Ive been writing about lack of focus, addiction, money lately. Today im going to reflect on self care.

Its startling how different of a perspective one can have when they are speaking to themselves from a nice place. I think about those aspects, self love, self trust, gentleness with oneself. Compassionate speaking, and a real loving outlook for ones self and for others.

I can really be on edge and picky at times, and i find when i start to engage in thoughts like this i sincerely relax. I relax differently then a sedative. Its not that oh my mind is racing but i cant feel it. Or that its happening but im focused on something else. Or too tired to be effected. Instead that voice that is the root and power of all that is sincerely quieter. Is not feeling a need or urge to show up. What good is panicing if there is nothing wrong. These mindset flips are strange. They happen sometimes instantaneously, even though moments before i was fully in a stressful outlook to anything. I cant explain how those rearrange and flip so quickly. It can be a shock to say the least. The shock value shows just how off centre i must have been. Its like having water when your thirsty, or a warm blanket when you are cold.
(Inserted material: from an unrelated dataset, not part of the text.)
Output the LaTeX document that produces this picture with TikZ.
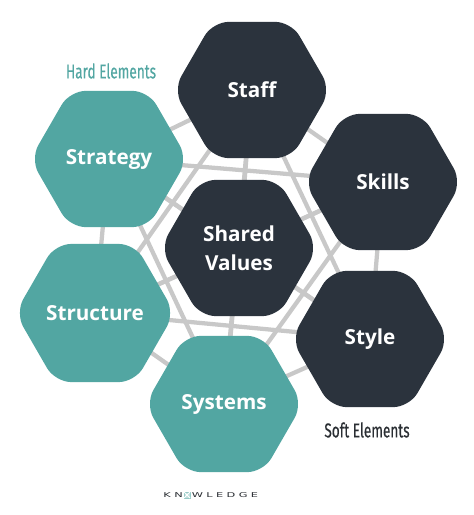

How would you even know you needed those things? How unaware are we of our needs and limits that we go so long suffering self willingly? This feels very eastern philosophy, yet i think were just so blind to our own realities. The world we see is how we perceive it. Not everyone lives in that same one. How stress clouds our perception. How joy and pain are expressed from the same person. One day the world is a safe trusting place, another day its not. It is us flipping, rather than reality.

These feels a step back from the world playing before us. The work hours, gas prices, bank account, dinner menu, hair cut, are all so insignificant. Are small details, distracting from the actual essence of it all. I feel that understanding and essence more when i really allow myself to let go. To stop the rat race of thoughts and breathe through it all. Sometimes the solution is to not obsess on the problem. The problem isnt the problem. Thats far beyond us sometimes, when every wrong is a hammer and nail outlook. Weve exasperated life to a complex boardgames, of games with games with games. Its a rabbit hole of complexity. Its beautiful, and at its core, a game. Can you be objective when your playing a board game at home? Ofcourse its different. My bad days have real tangability beyond a game. My stresses and journey im on are at times never ending or deeply difficult. Im not trying to down play or invalidate those.
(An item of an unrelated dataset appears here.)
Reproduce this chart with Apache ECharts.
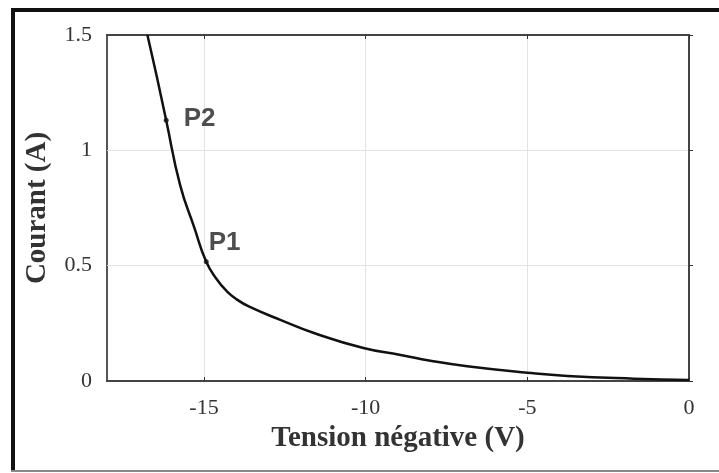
<!DOCTYPE html>
<html>
<head>
<meta charset="utf-8">
<script src="https://cdn.jsdelivr.net/npm/echarts@6/dist/echarts.min.js"></script>
<style>
html,body{margin:0;padding:0;background:#fff;}
#chart{width:719px;height:473px;}
</style>
</head>
<body>
<div id="chart"></div>
<script>
// Data
const voltage = [-16.75, -16.46, -16.17, -15.74, -15.3, -14.93, -14.6, -14.3, -14.0, -13.6, -12.64, -11.6, -10.07, -8.92, -8.0, -6.86, -5.0, -3.76, -1.7, 0];
const current = [1.5, 1.32, 1.13, 0.85, 0.665, 0.517, 0.44, 0.39, 0.355, 0.322, 0.265, 0.208, 0.143, 0.113, 0.088, 0.064, 0.036, 0.022, 0.01, 0.004];
const pointNames = ['P2', 'P1'];
const pointVoltage = [-16.17, -14.93];
const pointCurrent = [1.13, 0.517];
const xTicks = [-15, -10, -5, 0];
const xName = 'Tension négative (V)';
const yName = 'Courant (A)';

const labelPlacement = { P2: { distance: 15, offset: [0, -2] }, P1: { distance: 0, offset: [0, -19] } };

const chart = echarts.init(document.getElementById('chart'));
const serif = '"Liberation Serif", "Times New Roman", serif';
const tickFont = { fontFamily: serif, fontSize: 22, color: '#333' };

const xBase = {
  type: 'value', min: -18, max: 0,
  axisLine: { show: true, onZero: false, lineStyle: { color: '#444', width: 2 } },
  axisTick: { show: true, inside: true, length: 4, customValues: xTicks, lineStyle: { color: '#333' } },
  splitLine: { show: false }
};

chart.setOption({
  animation: false,
  backgroundColor: '#fff',
  graphic: [
    { type: 'rect', shape: { x: 11, y: 8, width: 708, height: 4 }, style: { fill: '#111' }, z: 100 },
    { type: 'rect', shape: { x: 11, y: 8, width: 4, height: 464 }, style: { fill: '#111' }, z: 100 },
    { type: 'rect', shape: { x: 11, y: 470, width: 708, height: 2 }, style: { fill: '#888' }, z: 100 }
  ],
  grid: { left: 107, top: 35, width: 582, height: 346, show: true, borderColor: '#555', borderWidth: 2, backgroundColor: 'transparent' },
  xAxis: [
    Object.assign({}, xBase, {
      position: 'bottom',
      name: xName, nameLocation: 'middle', nameGap: 42,
      nameTextStyle: { fontFamily: serif, fontSize: 29, fontWeight: 'bold', color: '#333' },
      axisLabel: Object.assign({ margin: 16, customValues: xTicks, formatter: v => String(v) }, tickFont),
      splitLine: { show: true, lineStyle: { color: '#e3e3e3', width: 1 } }
    }),
    Object.assign({}, xBase, { position: 'top', axisLabel: { show: false } })
  ],
  yAxis: {
    type: 'value', min: 0, max: 1.5, interval: 0.5,
    name: yName, nameLocation: 'middle', nameGap: 55,
    nameTextStyle: { fontFamily: serif, fontSize: 29, fontWeight: 'bold', color: '#333' },
    axisLine: { show: true, lineStyle: { color: '#444', width: 2 } },
    axisTick: { show: true, inside: true, length: 4, lineStyle: { color: '#333' } },
    axisLabel: Object.assign({ margin: 15, formatter: v => String(v) }, tickFont),
    splitLine: { show: true, lineStyle: { color: '#e3e3e3', width: 1 } }
  },
  series: [
    {
      type: 'line', xAxisIndex: 0,
      data: voltage.map((v, i) => [v, current[i]]),
      smooth: 0.5, showSymbol: false, clip: true,
      lineStyle: { color: '#111', width: 2.5 }
    },
    {
      type: 'scatter', xAxisIndex: 0,
      symbol: 'circle', symbolSize: 5,
      itemStyle: { color: '#111' },
      data: pointNames.map((n, i) => ({
        name: n, value: [pointVoltage[i], pointCurrent[i]],
        label: { show: true, position: 'right', distance: labelPlacement[n].distance, offset: labelPlacement[n].offset,
                 formatter: '{b}', fontFamily: '"Liberation Sans", Arial, sans-serif', fontWeight: 'bold', fontSize: 26, color: '#222' }
      })),
      z: 5
    }
  ]
});
</script>
</body>
</html>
I get stuck at these points. Trying to use my few good insights to explain or change my bad ones. Im not hoping to downplay someone elses life who is trully going through struggle and pain. And an affirmation is perhaps the least of a solution sometimes in life. I recognize that and get that. Those dont mean this doesnt exist. That relief and gentle listening to a more loving person inside of you. Yes, alot of hours in my life, im far from this. And i can say, when i do fall into those moments, and witness it, it feels lovely. Light. Easeful. I feel patient. Forgiving. Curious. Warm. Loving. Its not on demand. And not always possible. But when i do feel it i try to receive it. To be grateful for it. Its like a bird at close. Its there. Momentarily. Soon ill be underslept, over worked, and rebounded to my autopilot. I acknowledge that. Its not easy but is apart of the journey. Im not philosopher, or expert, just trying to explain and share my experience. No explanation is for everyone. And there are times where i would read this very thing suspiciously, critically, and dismissively. I get it. Thats totally fine. Its not meant to be for everyone, no one is. Hopefully its just me discovering a new part of myself and trying to understand and learn about it.